Employment Law

Can My Employer Reduce My Hours and Pay?

An employer's ability to reduce your hours is not absolute. Learn the factors that define a lawful pay cut and understand what protections you may have.

Employers can often change an employee’s work schedule, which includes reducing their hours and pay. While employers have this right, it is not an unlimited power. The legality of such a reduction depends on the reason for the change and whether any specific agreements or laws protect the employee. Understanding these rules is important for knowing where you stand.

The At-Will Employment Doctrine

In the United States, most employment relationships are governed by the “at-will” doctrine. This legal principle means that either the employer or the employee can end the relationship at any time, for nearly any reason. This doctrine also allows employers to alter the terms of employment, including duties, pay rates, and work schedules. An employer can therefore reduce an employee’s hours without legal consequence under this rule.

The at-will doctrine is the default standard for employment. This means that unless there is a specific law or contract that states otherwise, your job is presumed to be at-will. This flexibility allows businesses to adjust their workforce based on changing needs, such as a decline in demand for their products or services.

Illegal Reasons for Reducing Hours

An employer’s ability to reduce hours is limited by laws that prohibit discrimination. Federal laws make it illegal for an employer to cut an employee’s hours based on their membership in a protected class. These classes include race, color, religion, sex, national origin, age (40 and over), and disability. If an employer reduces the hours of only female employees while male employees’ schedules remain unchanged, this could be illegal gender discrimination.

It is also unlawful for an employer to reduce your hours in retaliation for engaging in a legally protected activity. Such activities include filing a workers’ compensation claim, reporting workplace harassment or safety violations, or participating in an investigation against the company. If an employee’s hours are cut shortly after they reported unsafe working conditions, it could be viewed as retaliation.

Contractual and Union Agreements

The at-will doctrine does not apply if you have an employment contract that specifies your terms of employment. Such a contract might outline your salary, work hours, and the specific conditions under which your schedule or pay can be modified. If an employer reduces your hours in a way that violates the terms of your contract, you may have a basis for a breach of contract claim.

Similarly, if you are a member of a labor union, your employment is governed by a collective bargaining agreement (CBA). These agreements are negotiated between the union and the employer and contain detailed rules about wages, hours, and working conditions. An employer cannot unilaterally change these terms without negotiating with the union.

Eligibility for Unemployment Benefits

A significant and involuntary reduction in your work hours and pay may make you eligible for partial unemployment benefits. These benefits provide temporary income to workers who lose a substantial portion of their income through no fault of their own. Eligibility depends on the specific rules established by your state’s unemployment agency. The benefit amount is based on your earnings over a recent 18-month period, known as the “base period.”

To determine if you qualify, you must file a claim with your state’s unemployment office.
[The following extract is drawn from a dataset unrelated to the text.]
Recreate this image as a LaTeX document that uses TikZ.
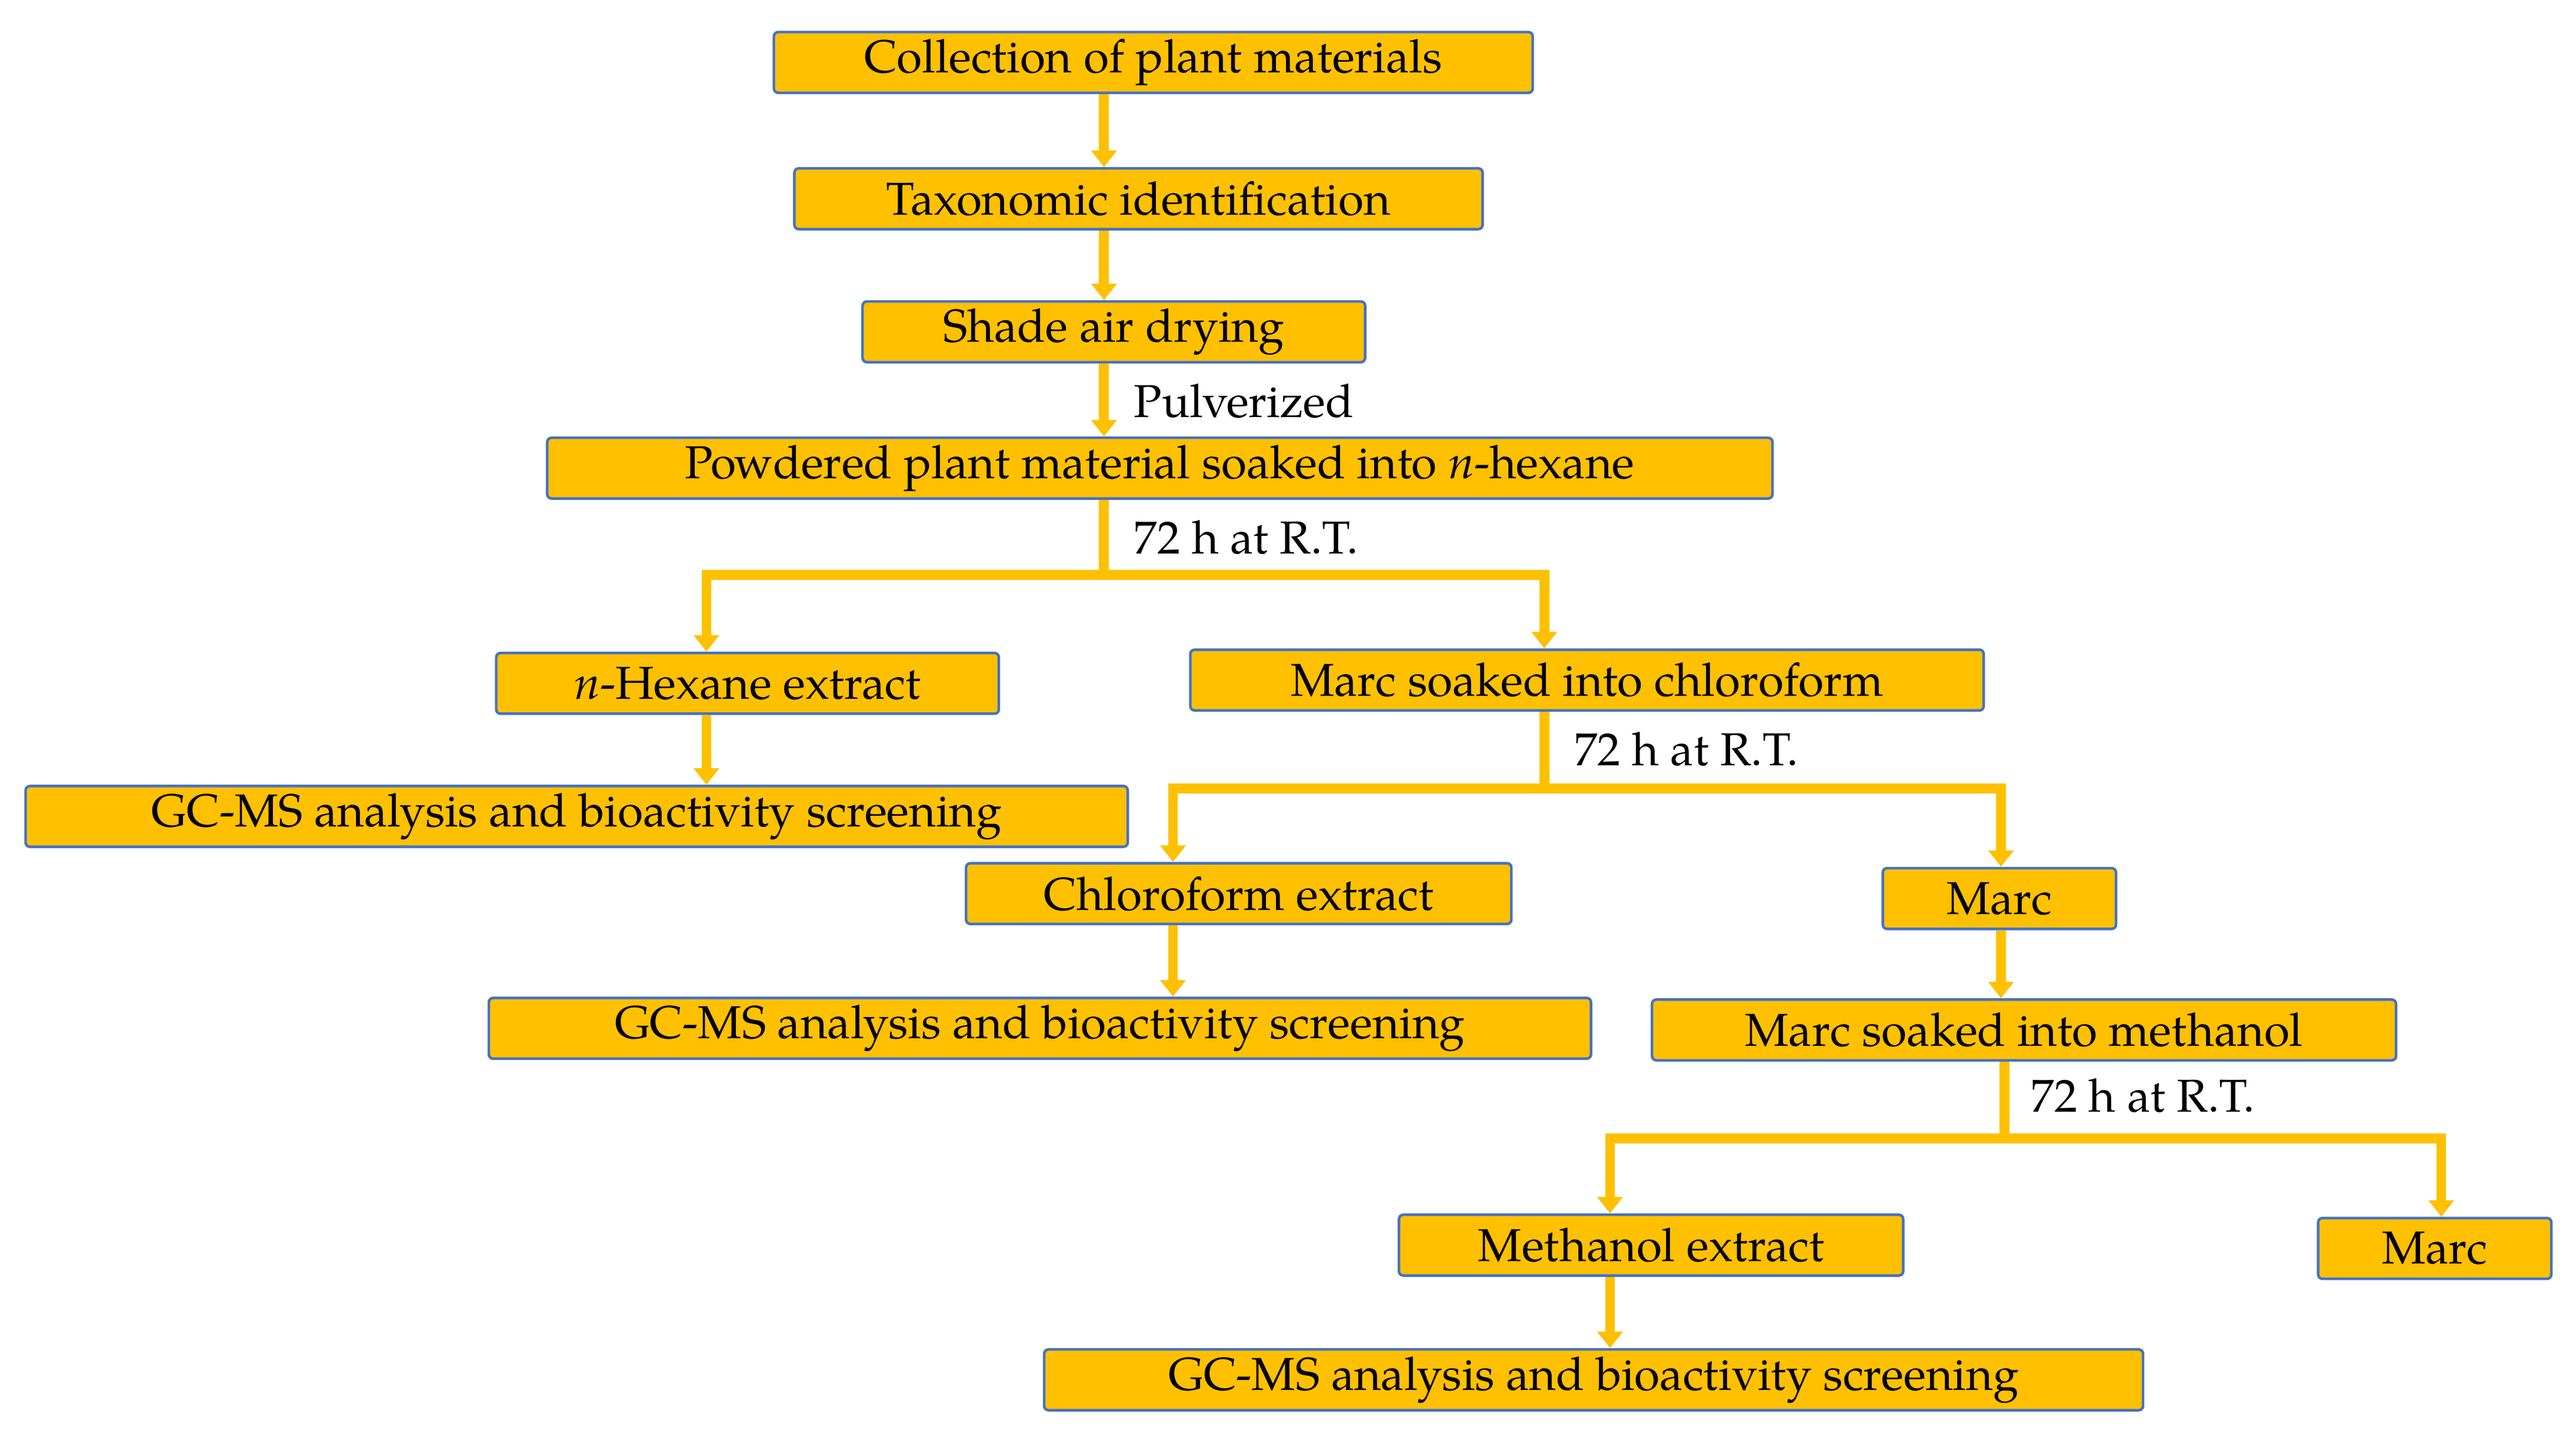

They will assess if your hour and wage reduction meets their threshold for “partial unemployment.” Some states have programs, often called “SharedWork,” where employers can coordinate with the state to provide unemployment benefits to employees whose hours have been cut. You should contact your state’s agency to understand the specific requirements.

Constructive Dismissal

A drastic reduction in hours can be considered a “constructive dismissal” or “constructive discharge.” This legal concept applies when an employer makes working conditions so intolerable that a reasonable person in the employee’s position would feel compelled to resign. A severe cut in hours and pay can be a factor in a constructive dismissal claim, especially if it appears calculated to force the employee to quit. To pursue such a claim, an employee must demonstrate that the work environment became unbearable as a direct result of the employer’s actions. If successful, the forced resignation is treated as a firing, and the employee may be able to file a wrongful termination lawsuit.